What is required: Would you retype, exactly and without the pictures, the lines between the line holding "Write a Python" and the line holding "freq = np.arange(1300, 1410)", inclusive, and nothing else?

Extracted information:
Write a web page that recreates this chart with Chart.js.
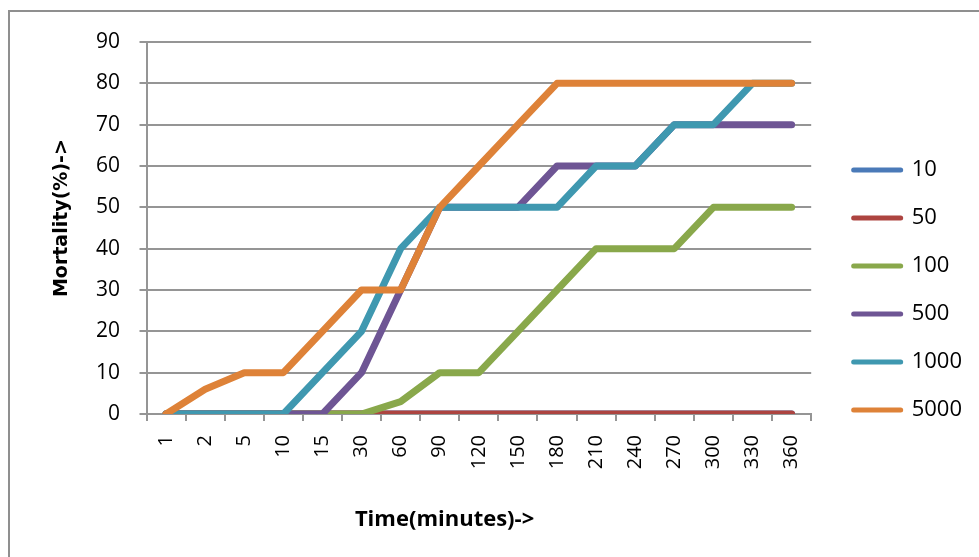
<!DOCTYPE html>
<html>
<head>
<meta charset="utf-8">
<script src="https://cdn.jsdelivr.net/npm/chart.js@4/dist/chart.umd.min.js"></script>
<style>
  html, body { margin: 0; padding: 0; background: #fff; overflow: hidden; width: 979px; height: 557px; }
  #frame { position: absolute; left: 8px; top: 10px; width: 1000px; height: 600px; border: 2px solid #8f8f8f; box-sizing: border-box; }
  #c { position: absolute; left: 0; top: 0; }
</style>
</head>
<body>
<div id="frame"></div>
<canvas id="c" width="979" height="557"></canvas>
<script>
const categories = ['1','2','5','10','15','30','60','90','120','150','180','210','240','270','300','330','360'];
const seriesNames = ['10','50','100','500','1000','5000'];
const s10   = [0,0,0,0,0,0,0,0,0,0,0,0,0,0,0,0,0];
const s50   = [0,0,0,0,0,0,0,0,0,0,0,0,0,0,0,0,0];
const s100  = [0,0,0,0,0,0,3,10,10,20,30,40,40,40,50,50,50];
const s500  = [0,0,0,0,0,10,30,50,50,50,60,60,60,70,70,70,70];
const s1000 = [0,0,0,0,10,20,40,50,50,50,50,60,60,70,70,80,80];
const s5000 = [0,6,10,10,20,30,30,50,60,70,80,80,80,80,80,80,80];
const yTicks = [0,10,20,30,40,50,60,70,80,90];

const colors = ['#4a7ab8','#ad4440','#89a84b','#6e5594','#3f98b0','#de8238'];
const allData = [s10, s50, s100, s500, s1000, s5000];

const datasets = allData.map((d, i) => ({
  label: seriesNames[i],
  data: d,
  borderColor: colors[i],
  backgroundColor: colors[i],
  borderWidth: 7,
  borderCapStyle: 'round',
  borderJoinStyle: 'round',
  pointRadius: 0,
  pointHoverRadius: 0,
  tension: 0,
  fill: false,
  order: allData.length - i
}));

const gridColor = '#959595';

new Chart(document.getElementById('c'), {
  type: 'line',
  data: { labels: categories, datasets },
  options: {
    responsive: false,
    animation: false,
    devicePixelRatio: 1,
    layout: { padding: { top: 42, bottom: 19, left: 0, right: 7 } },
    plugins: {
      tooltip: { enabled: false },
      legend: {
        position: 'right',
        align: 'center',
        labels: {
          usePointStyle: true,
          pointStyle: 'line',
          pointStyleWidth: 47,
          boxWidth: 47,
          padding: 26,
          color: '#000',
          font: { family: 'Open Sans', size: 22 },
          sort: (a, b) => a.datasetIndex - b.datasetIndex,
          generateLabels: (chart) => {
            const items = Chart.defaults.plugins.legend.labels.generateLabels(chart);
            items.forEach(it => { it.lineWidth = 5; it.lineCap = 'round'; });
            return items;
          }
        }
      }
    },
    scales: {
      x: {
        type: 'category',
        offset: true,
        grid: { display: true, drawOnChartArea: false, offset: true, color: gridColor, lineWidth: 2, tickLength: 7 },
        border: { display: true, color: gridColor, width: 2 },
        ticks: {
          autoSkip: false, minRotation: 90, maxRotation: 90, padding: 14,
          color: '#000', font: { family: 'Open Sans', size: 20 }
        },
        title: {
          display: true,
          text: 'Time(minutes)->            ',
          color: '#000',
          font: { family: 'Open Sans', size: 22, weight: 'bold' },
          padding: { top: 0, bottom: 5 }
        },
        afterFit: (s) => { s.height = 124; }
      },
      y: {
        min: 0, max: 90,
        afterBuildTicks: (s) => { s.ticks = yTicks.map(v => ({ value: v })); },
        grid: { color: gridColor, lineWidth: 2, tickLength: 7 },
        border: { display: true, color: gridColor, width: 2 },
        ticks: { padding: 19.5, color: '#000', font: { family: 'Open Sans', size: 21 } },
        title: {
          display: true,
          text: '   Mortality(%)->',
          color: '#000',
          font: { family: 'DejaVu Sans', size: 19, weight: 'bold' },
          padding: { top: 51, bottom: 0 }
        },
        afterFit: (s) => { s.width = 146.5; }
      },
      ySpacer: {
        type: 'linear',
        position: 'right',
        display: true,
        grid: { display: false },
        border: { display: false },
        ticks: { display: false },
        afterFit: (s) => { s.width = 16.5; }
      }
    }
  }
});
</script>
</body>
</html>
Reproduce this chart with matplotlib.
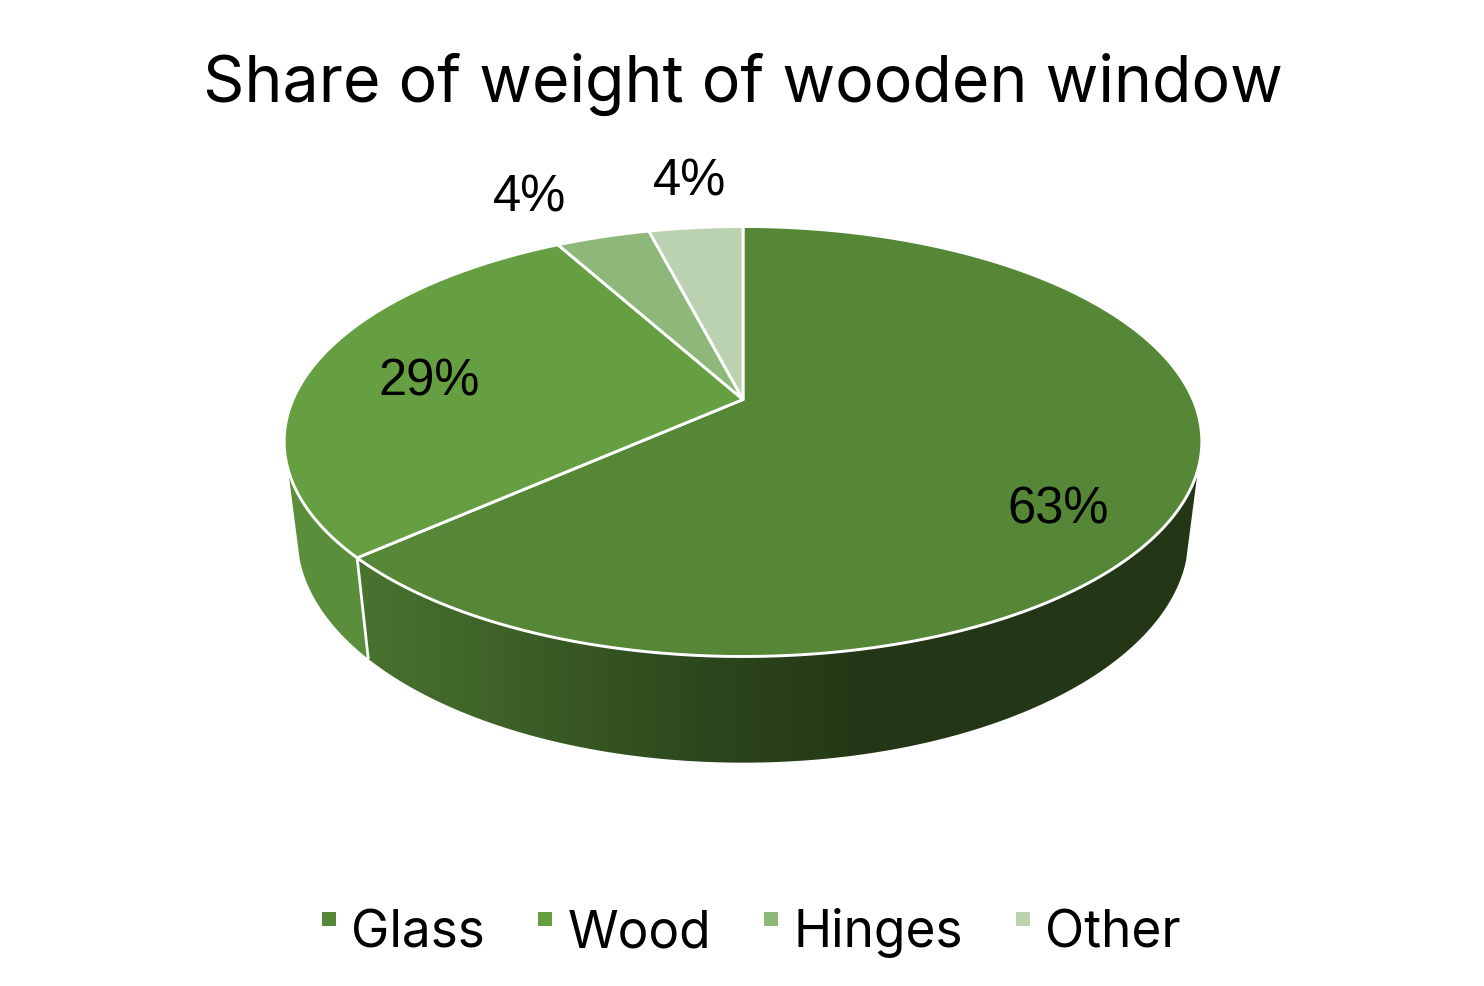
import numpy as np
import matplotlib
matplotlib.use("Agg")
import matplotlib.pyplot as plt
from matplotlib.colors import LinearSegmentedColormap
from matplotlib.legend_handler import HandlerPatch
from matplotlib.patches import Patch, Polygon, Rectangle

TITLE = "Share of weight of wooden window"
categories = ["Glass", "Wood", "Hinges", "Other"]
values = [63.4, 28.6, 4.0, 4.0]
colors = ["#558737", "#669f41", "#8db87a", "#bbd2b0"]
labels = ["63%", "29%", "4%", "4%"]
label_xy = [(1058, 510), (429, 382), (529, 198), (689, 182)]

UI_FONT = "Inter"
W, H = 1484, 987

fig = plt.figure(figsize=(W / 100, H / 100), dpi=100)
ax = fig.add_axes([0, 0, 1, 1])
ax.set_xlim(0, W)
ax.set_ylim(H, 0)
ax.axis("off")


def project(theta, cx, y0, A, B, k):
    """Clockwise angle from 12 o'clock -> pixel on a perspective-tilted disc."""
    u, v = np.sin(theta), np.cos(theta)
    d = 1 + k * v
    return np.column_stack([cx + A * u / d, y0 - B * v / d])


TOP = dict(cx=743, y0=400.5, A=450, B=206.8, k=0.1953)
BOT = dict(cx=743, y0=493.5, A=437, B=217.4, k=0.1953)

fractions = np.array(values) / sum(values)
edges = np.concatenate([[0], np.cumsum(fractions)]) * 2 * np.pi
seam = edges[1]

# --- side wall ---------------------------------------------------------
th_r = np.linspace(np.pi / 2, seam, 300)
th_l = np.linspace(seam, 3 * np.pi / 2, 200)


def wall(th):
    t = project(th, **TOP)
    b = project(th, **BOT)
    return np.vstack([t[t[:, 1] >= 470], b[b[:, 1] >= 560][::-1]])


glass_wall = Polygon(wall(th_r), closed=True, fc="none", ec="none", zorder=1)
wood_wall = Polygon(wall(th_l), closed=True, fc="#5a8e3a", ec="none", zorder=1)
ax.add_patch(glass_wall)
ax.add_patch(wood_wall)

shade = LinearSegmentedColormap.from_list(
    "shade",
    [(0, "#4a7530"), (0.27, "#3f6328"), (0.65, "#2e481d"), (1, "#233616")],
)
img = ax.imshow(
    np.linspace(0, 1, 256)[None, :],
    extent=(345, 880, 780, 440),
    cmap=shade,
    aspect="auto",
    zorder=1,
)
ax.set_xlim(0, W)
ax.set_ylim(H, 0)
img.set_clip_path(glass_wall)
dark = Rectangle((880, 440), 340, 340, fc="#233616", ec="none", zorder=1)
ax.add_patch(dark)
dark.set_clip_path(glass_wall)

seam_line = np.vstack([project(np.array([seam]), **TOP), project(np.array([seam]), **BOT)])
ax.plot(seam_line[:, 0], seam_line[:, 1], color="white", lw=2.0, zorder=2, solid_capstyle="butt")

# --- top face ----------------------------------------------------------
for i, c in enumerate(colors):
    th = np.linspace(edges[i], edges[i + 1], 300)
    pts = np.vstack([[[TOP["cx"], TOP["y0"]]], project(th, **TOP)])
    ax.add_patch(Polygon(pts, closed=True, fc=c, ec="white", lw=2.1, zorder=3, joinstyle="round"))

for (x, y), s in zip(label_xy, labels):
    ax.text(x, y, s, ha="center", va="center", fontsize=36.5,
            family="Liberation Sans", color="black", zorder=5)

ax.text(742.5, 84, TITLE, ha="center", va="center", fontsize=46.4,
        family=UI_FONT, fontweight="normal", color="black")


def square(legend, orig_handle, xdescent, ydescent, width, height, fontsize):
    return Rectangle((xdescent, ydescent + 14.5), 10.1, 10.1)


handles = [Patch(fc=c, ec="none", label=n) for c, n in zip(colors, categories)]
ax.legend(
    handles=handles,
    loc="center",
    bbox_to_anchor=(751.5, 933),
    bbox_transform=ax.transData,
    ncol=4,
    frameon=False,
    borderpad=0,
    borderaxespad=0,
    handlelength=0.27,
    handletextpad=0.29,
    columnspacing=1.04,
    handler_map={Patch: HandlerPatch(patch_func=square)},
    prop={"family": UI_FONT, "size": 37, "weight": "normal"},
)

fig.savefig("out.png", dpi=100, facecolor="white")
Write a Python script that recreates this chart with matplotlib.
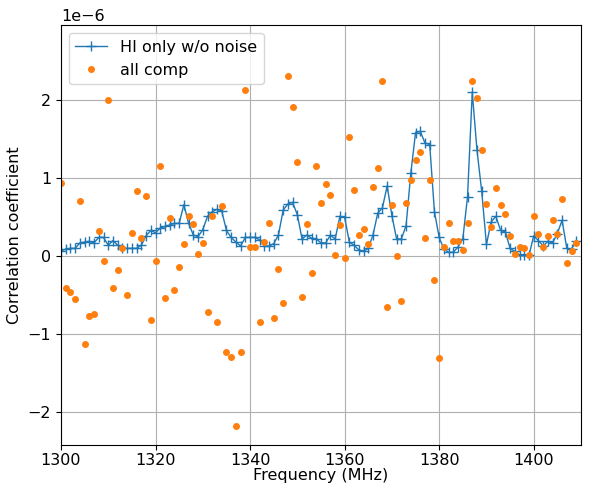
import matplotlib
matplotlib.use('Agg')
import matplotlib.pyplot as plt
import numpy as np

plt.rcParams['font.size'] = 11.5

# frequency channels (MHz), 1 MHz steps
freq = np.arange(1300, 1410)

# correlation coefficient, HI only without noise (units of 1e-6)
hi_only = [0.07, 0.09, 0.10, 0.10, 0.17, 0.18, 0.19, 0.17, 0.24, 0.24,
           0.14, 0.20, 0.14, 0.10, 0.10, 0.10, 0.10, 0.14, 0.26, 0.33,
           0.30, 0.36, 0.38, 0.40, 0.42, 0.42, 0.66, 0.42, 0.27, 0.25,
           0.34, 0.51, 0.57, 0.60, 0.58, 0.33, 0.24, 0.18, 0.13, 0.24,
           0.24, 0.24, 0.21, 0.13, 0.13, 0.16, 0.27, 0.59, 0.67, 0.69,
           0.53, 0.22, 0.27, 0.23, 0.22, 0.17, 0.17, 0.27, 0.22, 0.51,
           0.50, 0.18, 0.14, 0.08, 0.06, 0.10, 0.27, 0.55, 0.62, 0.90,
           0.52, 0.22, 0.22, 0.39, 1.06, 1.58, 1.60, 1.45, 1.43, 0.57,
           0.24, 0.09, 0.05, 0.05, 0.12, 0.22, 0.76, 2.10, 1.36, 0.83,
           0.15, 0.44, 0.51, 0.33, 0.31, 0.10, 0.06, 0.02, 0.02, 0.01,
           0.26, 0.20, 0.13, 0.19, 0.17, 0.29, 0.46, 0.10, 0.09, 0.20]

# correlation coefficient, all components (units of 1e-6)
all_comp = [0.94, -0.41, -0.46, -0.55, 0.71, -1.12, -0.77, -0.74, 0.32, -0.06,
            2.00, -0.41, -0.18, 0.10, -0.50, 0.30, 0.84, 0.23, 0.77, -0.82,
            -0.06, 1.15, -0.53, 0.49, -0.43, -0.14, 0.15, 0.51, 0.41, 0.03,
            0.17, -0.72, 0.52, -0.85, 0.64, -1.23, -1.29, -2.18, -1.23, 2.13,
            0.12, 0.12, -0.84, 0.18, 0.43, -0.79, -0.16, -0.60, 2.31, 1.91,
            1.21, -0.52, 0.41, -0.22, 1.15, 0.68, 0.93, 0.79, 0.01, 0.40,
            -0.03, 1.53, 0.85, 0.27, 0.35, 0.15, 0.89, 1.13, 2.25, -0.65,
            0.66, 0.00, -0.58, 0.68, 0.97, 1.23, 1.33, 0.23, 0.97, -0.30,
            -1.31, 0.12, 0.42, 0.20, 0.20, 0.08, 0.43, 2.24, 2.03, 1.36,
            0.67, 0.37, 0.87, 0.65, 0.54, 0.26, 0.03, 0.12, 0.10, 0.02,
            0.51, 0.29, 0.12, 0.26, 0.46, 0.28, 0.73, -0.09, 0.07, 0.17]

hi_only = np.array(hi_only) * 1e-6
all_comp = np.array(all_comp) * 1e-6

fig = plt.figure(figsize=(5.96, 4.84), dpi=100)
ax = fig.add_axes([0.1023, 0.0806, 0.8725, 0.8674])

ax.plot(freq, hi_only, '-+', color='#1f77b4', lw=1, ms=7, label='HI only w/o noise')
ax.plot(freq, all_comp, 'o', color='#ff7f0e', ms=4, label='all comp')

ax.set_xlim(1300, 1410)
ax.set_ylim(-2.42e-6, 2.96e-6)
ax.grid(True)
ax.tick_params(axis='x', pad=2)
ax.set_xlabel('Frequency (MHz)', labelpad=0)
ax.set_ylabel('Correlation coefficient')
ax.legend(loc='upper left')

fig.savefig('out.png', dpi=100)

Correct result:
Write a Python script that recreates this chart with matplotlib.
import matplotlib
matplotlib.use('Agg')
import matplotlib.pyplot as plt
import numpy as np

plt.rcParams['font.size'] = 11.5

# frequency channels (MHz), 1 MHz steps
freq = np.arange(1300, 1410)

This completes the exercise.